The court is not required to, but is permitted to, examine materials in the summary-judgment record that the parties do not cite. Fed. R. Civ. P. 56(c)(3). --------
This verified interrogatory response is competent summary judgment evidence that creates a genuine factual dispute material to whether Tepatitlan showed the fight at all. J&J is correct that Tepatitlan's failure to produce its September DirecTV bill is relevant, but it does not negate as a matter of law the inference that Tepatitlan did not show the specific fight at issue. Tepatitlan's response pleading attaches an affidavit in which Gonzalez states that he did not have a copy of the bill, executed a release entitling J&J to access his satellite bills, and made good-faith but unsuccessful efforts to get and produce the bill. (Docket Entry No. 20-4). At a minimum, there is a credibility issue that cannot be resolved at the summary judgment stage. Tepatitlan's response, including Gonzalez's statement, makes the cases that J&J cites distinguishable. In those cases, courts drew negative inferences at summary judgment based on a party's failure to produce certain documents.

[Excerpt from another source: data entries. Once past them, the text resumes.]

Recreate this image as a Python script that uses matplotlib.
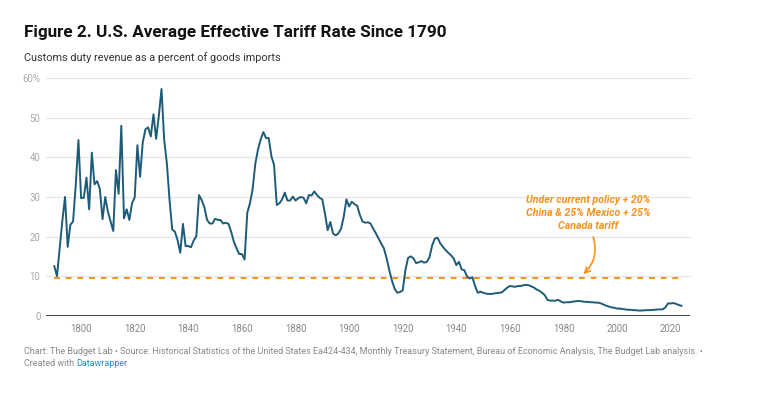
import matplotlib
matplotlib.use("Agg")
import matplotlib.pyplot as plt

plt.rcParams["font.family"] = ["Roboto", "DejaVu Sans"]

# 関税率データ（1790〜2024、年ごと）
first_year = 1790
rate = [
    12.5, 10.0, 17.0, 24.0, 30.0, 17.4, 23.0, 23.8, 33.0, 44.4,   # 1790s
    29.7, 29.8, 34.9, 26.9, 41.2, 33.2, 34.0, 32.0, 24.4, 30.0,   # 1800s
    26.3, 23.8, 21.4, 36.8, 30.8, 48.0, 24.6, 26.9, 24.2, 28.4,   # 1810s
    29.9, 43.1, 35.1, 43.8, 47.1, 47.6, 45.3, 50.9, 44.7, 50.5,   # 1820s
    57.3, 44.4, 38.5, 29.2, 21.8, 21.2, 19.1, 15.9, 23.2, 17.6,   # 1830s
    17.6, 17.3, 19.0, 20.1, 30.5, 29.2, 27.4, 24.2, 23.3, 23.3,   # 1840s
    24.5, 24.2, 24.2, 23.3, 23.5, 23.2, 21.2, 18.7, 17.0, 15.6,   # 1850s
    15.6, 14.2, 26.0, 28.4, 32.0, 38.4, 42.0, 44.5, 46.4, 44.9,   # 1860s
    44.9, 40.3, 38.1, 28.0, 28.4, 29.4, 31.1, 29.1, 29.1, 30.1,   # 1870s
    29.1, 29.7, 30.0, 29.8, 28.4, 30.5, 30.4, 31.4, 30.5, 29.8,   # 1880s
    29.4, 25.8, 21.6, 23.7, 20.8, 20.3, 20.8, 22.0, 25.0, 29.4,   # 1890s
    27.6, 28.8, 28.2, 27.8, 25.5, 23.8, 23.5, 23.6, 23.3, 22.0,   # 1900s
    20.8, 19.5, 18.2, 17.0, 14.5, 11.5, 8.8, 6.8, 5.8, 6.0,       # 1910s
    6.4, 11.5, 14.6, 15.0, 14.5, 13.3, 13.5, 13.8, 13.4, 13.6,    # 1920s
    14.8, 17.8, 19.5, 19.7, 18.3, 17.4, 16.6, 15.9, 15.3, 14.5,   # 1930s
    12.8, 13.6, 11.7, 11.5, 9.9, 9.4, 9.7, 7.5, 5.8, 6.1,         # 1940s
    5.8, 5.6, 5.5, 5.5, 5.6, 5.7, 5.8, 5.9, 6.5, 7.1,             # 1950s
    7.5, 7.4, 7.3, 7.5, 7.5, 7.7, 7.8, 7.7, 7.4, 7.1,             # 1960s
    6.6, 6.3, 5.8, 5.2, 4.0, 3.8, 3.8, 3.8, 4.0, 3.6,             # 1970s
    3.3, 3.4, 3.4, 3.5, 3.6, 3.7, 3.7, 3.6, 3.5, 3.5,             # 1980s
    3.4, 3.4, 3.3, 3.3, 3.1, 2.8, 2.5, 2.3, 2.1, 2.0,             # 1990s
    1.8, 1.8, 1.7, 1.6, 1.5, 1.5, 1.4, 1.4, 1.3, 1.3,             # 2000s
    1.35, 1.4, 1.4, 1.45, 1.5, 1.55, 1.6, 1.6, 2.1, 3.1,          # 2010s
    3.1, 3.2, 3.0, 2.7, 2.5,                                      # 2020s
]
years = list(range(first_year, first_year + len(rate)))

policy_rate = 9.5
y_ticks = [0, 10, 20, 30, 40, 50, 60]
y_labels = ["0", "10", "20", "30", "40", "50", "60%"]
x_ticks = [1800, 1820, 1840, 1860, 1880, 1900, 1920, 1940, 1960, 1980, 2000, 2020]

LINE = "#1d5c78"
ORANGE = "#f7931e"

fig = plt.figure(figsize=(7.84, 3.99), dpi=100)
ax = fig.add_axes([46 / 784, 1 - 315.7 / 399, (690 - 46) / 784, (315.7 - 78.3) / 399])

for t in y_ticks[1:]:
    ax.axhline(t, color="#e6e6e6", lw=0.9, zorder=0, clip_on=False)
ax.axhline(0, color="#333333", lw=1.3, zorder=3)

ax.axhline(policy_rate, xmin=(1790 - 1786.9) / (2027.2 - 1786.9),
           xmax=(2024.5 - 1786.9) / (2027.2 - 1786.9),
           color=ORANGE, lw=1.4, ls=(0, (3, 3)), zorder=2)
ax.plot(years, rate, color=LINE, lw=1.4, zorder=4, solid_joinstyle="round")

ax.set_xlim(1786.9, 2027.2)
ax.set_ylim(0, 60)
ax.set_yticks(y_ticks)
ax.set_yticklabels(y_labels)
ax.set_xticks(x_ticks)
ax.tick_params(axis="both", length=0, labelsize=6.9, colors="#aaaaaa")
ax.tick_params(axis="x", pad=6, colors="#888888")
ax.tick_params(axis="y", pad=4)
for s in ax.spines.values():
    s.set_visible(False)

# 注釈
ax.text(1989.2, 25.9, "Under current policy + 20%\nChina & 25% Mexico + 25%\nCanada tariff",
        ha="center", va="center", fontsize=7.7, fontweight="bold", fontstyle="italic",
        color=ORANGE, linespacing=1.35)
ax.annotate("", xy=(1987.4, 10.5), xytext=(1991.1, 19.9),
            arrowprops=dict(arrowstyle="->", color=ORANGE, lw=1.2,
                            connectionstyle="arc3,rad=-0.3", shrinkA=0, shrinkB=0))

# タイトル
fig.text(24 / 784, 1 - 33 / 399, "Figure 2. U.S. Average Effective Tariff Rate Since 1790",
         fontsize=12.3, fontweight="bold", color="#111111", va="center")
fig.text(24 / 784, 1 - 58 / 399, "Customs duty revenue as a percent of goods imports",
         fontsize=7.8, color="#333333", va="center")

# 出典
foot = ("Chart: The Budget Lab \u2022 Source: Historical Statistics of the United States Ea424-434, "
        "Monthly Treasury Statement, Bureau of Economic Analysis, The Budget Lab analysis. \u2022")
fig.text(24 / 784, 1 - 352 / 399, foot, fontsize=6.5, color="#888888", va="center")
t1 = fig.text(24 / 784, 1 - 363.5 / 399, "Created with ", fontsize=6.5, color="#888888", va="center")
fig.canvas.draw()
bb = t1.get_window_extent()
fig.text(bb.x1 / 784, 1 - 363.5 / 399, "Datawrapper", fontsize=6.5, color="#1d8fc9", va="center")

fig.savefig("out.png", dpi=100)
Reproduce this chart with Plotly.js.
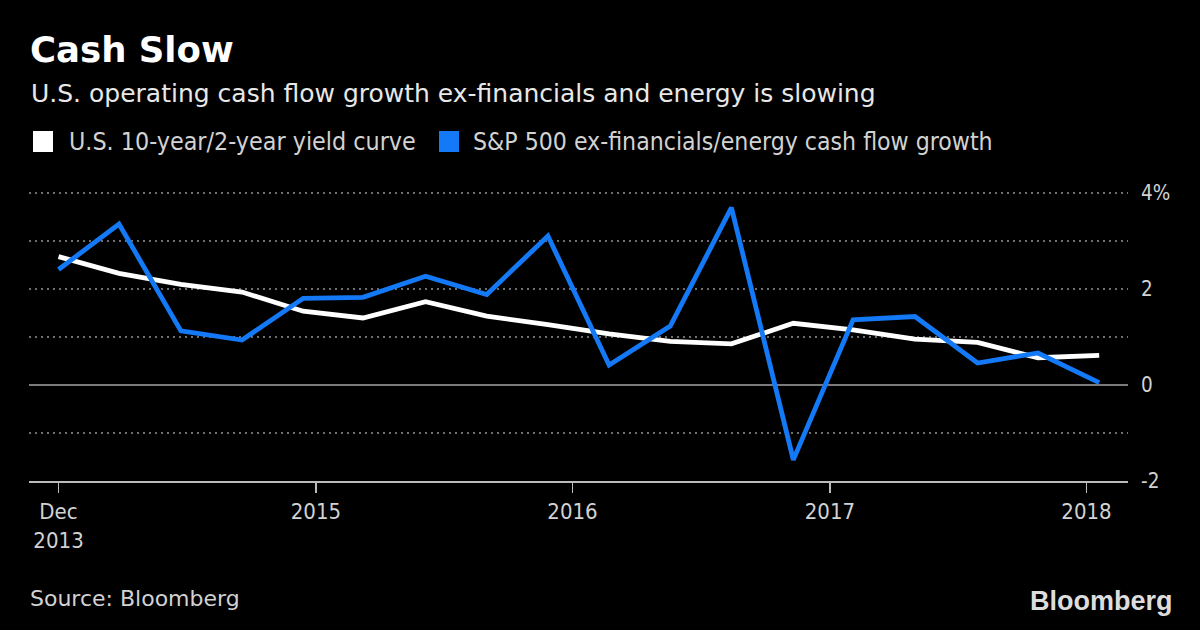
<!DOCTYPE html>
<html>
<head>
<meta charset="utf-8">
<script src="https://cdn.plot.ly/plotly-3.0.1.min.js"></script>
<style>
  html, body { margin: 0; padding: 0; background: #000; }
  #chart { width: 1200px; height: 630px; }
</style>
</head>
<body>
<div id="chart"></div>
<script>
// ---- Data ----
const dates = [
  '2013-12-31', '2014-03-27', '2014-06-23', '2014-09-18', '2014-12-14',
  '2015-03-09', '2015-06-06', '2015-09-01', '2015-11-27', '2016-02-22',
  '2016-05-19', '2016-08-14', '2016-11-10', '2017-02-03', '2017-05-02',
  '2017-07-30', '2017-10-24', '2018-01-19'
];
const yieldCurve = [
  2.68, 2.33, 2.10, 1.94, 1.54, 1.40, 1.74, 1.44, 1.26, 1.07,
  0.91, 0.86, 1.29, 1.15, 0.96, 0.89, 0.57, 0.62
];
const cashFlowGrowth = [
  2.41, 3.36, 1.13, 0.94, 1.81, 1.83, 2.27, 1.89, 3.11, 0.42,
  1.23, 3.70, -1.56, 1.36, 1.43, 0.46, 0.67, 0.05
];
const seriesNames = ['U.S. 10-year/2-year yield curve', 'S&P 500 ex-financials/energy cash flow growth'];
const xTickVals = ['2013-12-31', '2015-01-01', '2016-01-01', '2017-01-01', '2018-01-01'];
const xTickText = ['Dec<br>2013', '2015', '2016', '2017', '2018'];
const yTickVals = [-2, 0, 2, 4];
const yTickText = ['-2', '0', '2', '4%'];
const yMinorVals = [-1, 1, 3];

// ---- Layout geometry (pixels) ----
const W = 1200, H = 630;
const L = 29, R = 1128, T = 191, B = 481;
const yTop = 4.048;
const px = x => (x - L) / (R - L);
const py = y => (B - y) / (B - T);

const SANS = 'DejaVu Sans, sans-serif';
const COND = 'DejaVu Sans Condensed, DejaVu Sans, sans-serif';
const BLUE = '#1479f6';
const GRID = '#6e6e6e';
const DASH = '2px,4px';

const traces = [
  {
    x: dates, y: yieldCurve, name: seriesNames[0], type: 'scatter', mode: 'lines',
    line: { color: '#ffffff', width: 4.8 }, hoverinfo: 'skip'
  },
  {
    x: dates, y: cashFlowGrowth, name: seriesNames[1], type: 'scatter', mode: 'lines',
    line: { color: BLUE, width: 4.8 }, hoverinfo: 'skip'
  }
];

const layout = {
  width: W, height: H,
  paper_bgcolor: '#000', plot_bgcolor: '#000',
  margin: { l: L, r: W - R, t: T, b: H - B, pad: 0 },
  showlegend: false,
  font: { family: SANS, color: '#cccccc', size: 20 },
  title: {
    text: '<b>Cash Slow</b>',
    font: { family: SANS, size: 35.5, color: '#ffffff' },
    x: 30 / W, xanchor: 'left', xref: 'container',
    y: 1 - 50 / H, yanchor: 'middle', yref: 'container'
  },
  xaxis: {
    type: 'date',
    range: ['2013-11-19', '2018-03-01'],
    tickmode: 'array', tickvals: xTickVals, ticktext: xTickText,
    ticks: 'outside', ticklen: 10, tickwidth: 1.5, tickcolor: '#bbbbbb',
    showline: true, linecolor: '#bbbbbb', linewidth: 1.5,
    showgrid: false, zeroline: false,
    tickfont: { family: COND, size: 22, color: '#d2d2d2' },
    fixedrange: true
  },
  yaxis: {
    range: [-2, yTop], side: 'right',
    tickmode: 'array', tickvals: yTickVals, ticktext: yTickText,
    ticks: '', ticklabelstandoff: 12,
    showgrid: true, gridcolor: GRID, gridwidth: 2, griddash: DASH,
    minor: { tickmode: 'array', tickvals: yMinorVals, showgrid: true, gridcolor: GRID, gridwidth: 2, griddash: DASH, ticks: '' },
    zeroline: true, zerolinecolor: '#7a7a7a', zerolinewidth: 2,
    showline: false,
    tickfont: { family: COND, size: 20.5, color: '#d2d2d2' },
    fixedrange: true
  },
  shapes: [
    { type: 'rect', xref: 'paper', yref: 'paper', x0: px(33), x1: px(53), y0: py(152), y1: py(131), fillcolor: '#ffffff', line: { width: 0 } },
    { type: 'rect', xref: 'paper', yref: 'paper', x0: px(439), x1: px(459), y0: py(152), y1: py(131), fillcolor: BLUE, line: { width: 0 } }
  ],
  annotations: [
    { text: 'U.S. operating cash flow growth ex-financials and energy is slowing', xref: 'paper', yref: 'paper',
      x: px(29), y: py(93), xanchor: 'left', yanchor: 'middle', showarrow: false,
      font: { family: SANS, size: 25, color: '#e8e8e8' } },
    { text: seriesNames[0], xref: 'paper', yref: 'paper',
      x: px(67), y: py(141), xanchor: 'left', yanchor: 'middle', showarrow: false,
      font: { family: COND, size: 24.8, color: '#d2d2d2' } },
    { text: seriesNames[1], xref: 'paper', yref: 'paper',
      x: px(471), y: py(141), xanchor: 'left', yanchor: 'middle', showarrow: false,
      font: { family: COND, size: 24.6, color: '#d2d2d2' } },
    { text: 'Source: Bloomberg', xref: 'paper', yref: 'paper',
      x: px(28), y: py(598), xanchor: 'left', yanchor: 'middle', showarrow: false,
      font: { family: SANS, size: 22, color: '#d2d2d2' } },
    { text: '<b>Bloomberg</b>', xref: 'paper', yref: 'paper',
      x: px(1175), y: py(601), xanchor: 'right', yanchor: 'middle', showarrow: false,
      font: { family: 'Liberation Sans, Arial, sans-serif', size: 27, color: '#dddddd' } }
  ]
};

Plotly.newPlot('chart', traces, layout, { displayModeBar: false, staticPlot: true });
</script>
</body>
</html>
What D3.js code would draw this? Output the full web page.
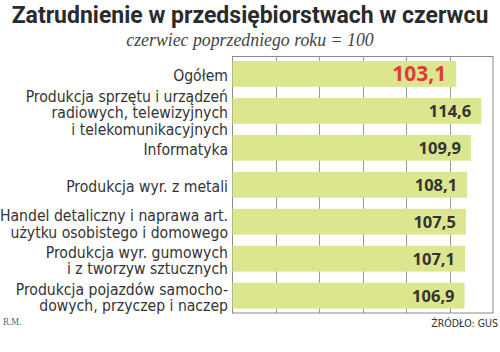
<!DOCTYPE html>
<html>
<head>
<meta charset="utf-8">
<script src="https://cdn.jsdelivr.net/npm/d3@7"></script>
<style>
  body { margin: 0; background: #fff; }
  svg { display: block; }
</style>
</head>
<body>
<svg width="500" height="352"></svg>
<script>
var width = 500, height = 352;

// dane
var categories = [
  ["Ogółem"],
  ["Produkcja sprzętu i urządzeń", "radiowych, telewizyjnych", "i telekomunikacyjnych"],
  ["Informatyka"],
  ["Produkcja wyr. z metali"],
  ["Handel detaliczny i naprawa art.", "użytku osobistego i domowego"],
  ["Produkcja wyr. gumowych", "i z tworzyw sztucznych"],
  ["Produkcja pojazdów samocho-", "dowych, przyczep i naczep"]
];
var values = [103.1, 114.6, 109.9, 108.1, 107.5, 107.1, 106.9];
var gridTicks = [20, 40, 60, 80, 100];

var plot = { left: 232.5, right: 493, top: 56.5, bottom: 313 };

var svg = d3.select("svg");

var x = d3.scaleLinear()
    .domain([0, 120])
    .range([plot.left, plot.right]);

var y = d3.scaleBand()
    .domain(d3.range(values.length))
    .range([plot.top, plot.bottom])
    .paddingInner(0.3)
    .paddingOuter(0.12);

// tytul
svg.append("text")
    .attr("x", 250)
    .attr("y", 23)
    .attr("text-anchor", "middle")
    .style("font-family", "Roboto")
    .style("font-weight", "700")
    .style("font-size", "23px")
    .style("fill", "#2b2b2b")
    .text("Zatrudnienie w przedsiębiorstwach w czerwcu");

svg.append("text")
    .attr("x", 250)
    .attr("y", 46)
    .attr("text-anchor", "middle")
    .style("font-family", "Liberation Serif")
    .style("font-style", "italic")
    .style("font-size", "17.8px")
    .style("fill", "#444")
    .text("czerwiec poprzedniego roku = 100");

// linie siatki
svg.append("g")
    .selectAll("line")
    .data(gridTicks)
    .enter()
    .append("line")
    .attr("x1", d => Math.round(x(d)) + 0.5)
    .attr("x2", d => Math.round(x(d)) + 0.5)
    .attr("y1", plot.top)
    .attr("y2", plot.bottom)
    .attr("stroke", "#9a9a9a")
    .attr("stroke-width", 1);

// ramka
svg.append("rect")
    .attr("x", plot.left)
    .attr("y", plot.top)
    .attr("width", plot.right - plot.left)
    .attr("height", plot.bottom - plot.top)
    .attr("fill", "none")
    .attr("stroke", "#8a8a8a")
    .attr("stroke-width", 1);

// slupki
svg.append("g")
    .selectAll("rect")
    .data(values)
    .enter()
    .append("rect")
    .attr("x", x(0))
    .attr("y", (d, i) => y(i))
    .attr("width", d => x(d) - x(0))
    .attr("height", y.bandwidth())
    .attr("fill", "#dbe68f");

// wartosci
svg.append("g")
    .selectAll("text")
    .data(values)
    .enter()
    .append("text")
    .attr("x", d => x(d) - 10)
    .attr("y", (d, i) => y(i) + y.bandwidth() / 2 + (i === 0 ? 7.5 : 6))
    .attr("text-anchor", "end")
    .style("font-family", "Open Sans")
    .style("font-weight", "700")
    .style("font-size", (d, i) => i === 0 ? "21px" : "16.5px")
    .style("fill", (d, i) => i === 0 ? "#e03b3b" : "#333")
    .text(d => d3.format(".1f")(d).replace(".", ","));

// etykiety kategorii
var lineH = 16.6;
var labels = svg.append("g")
    .selectAll("text")
    .data(categories)
    .enter()
    .append("text")
    .attr("text-anchor", "end")
    .style("font-family", "DejaVu Sans Condensed")
    .style("font-size", "15.6px")
    .style("fill", "#333");

labels.each(function(lines, i) {
    var cy = y(i) + y.bandwidth() / 2 + 2;
    var first = cy - (lines.length - 1) * lineH / 2 + 5.5;
    d3.select(this).selectAll("tspan")
        .data(lines)
        .enter()
        .append("tspan")
        .attr("x", 228)
        .attr("y", (d, j) => first + j * lineH)
        .text(d => d);
});

// stopka
svg.append("text")
    .attr("x", 3)
    .attr("y", 325)
    .style("font-family", "DejaVu Serif Condensed")
    .style("font-size", "8.5px")
    .style("fill", "#555")
    .text("R.M.");

svg.append("text")
    .attr("x", 498)
    .attr("y", 327)
    .attr("text-anchor", "end")
    .style("font-family", "DejaVu Sans Condensed")
    .style("font-size", "10.5px")
    .style("fill", "#333")
    .text("ŹRÓDŁO: GUS");
</script>
</body>
</html>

There is a genuine factual dispute material to deciding whether Tepatitlan showed the fight, precluding a grant of J&J's motion for summary judgment.
IV. Conclusion
The cross-motions for summary judgment, (Docket Entries Nos. 18 and 19) are denied. The parties are to appear on Friday, October 28, 2016, as scheduled, for the final pretrial conference and docket call.
SIGNED on October 21, 2016, at Houston, Texas.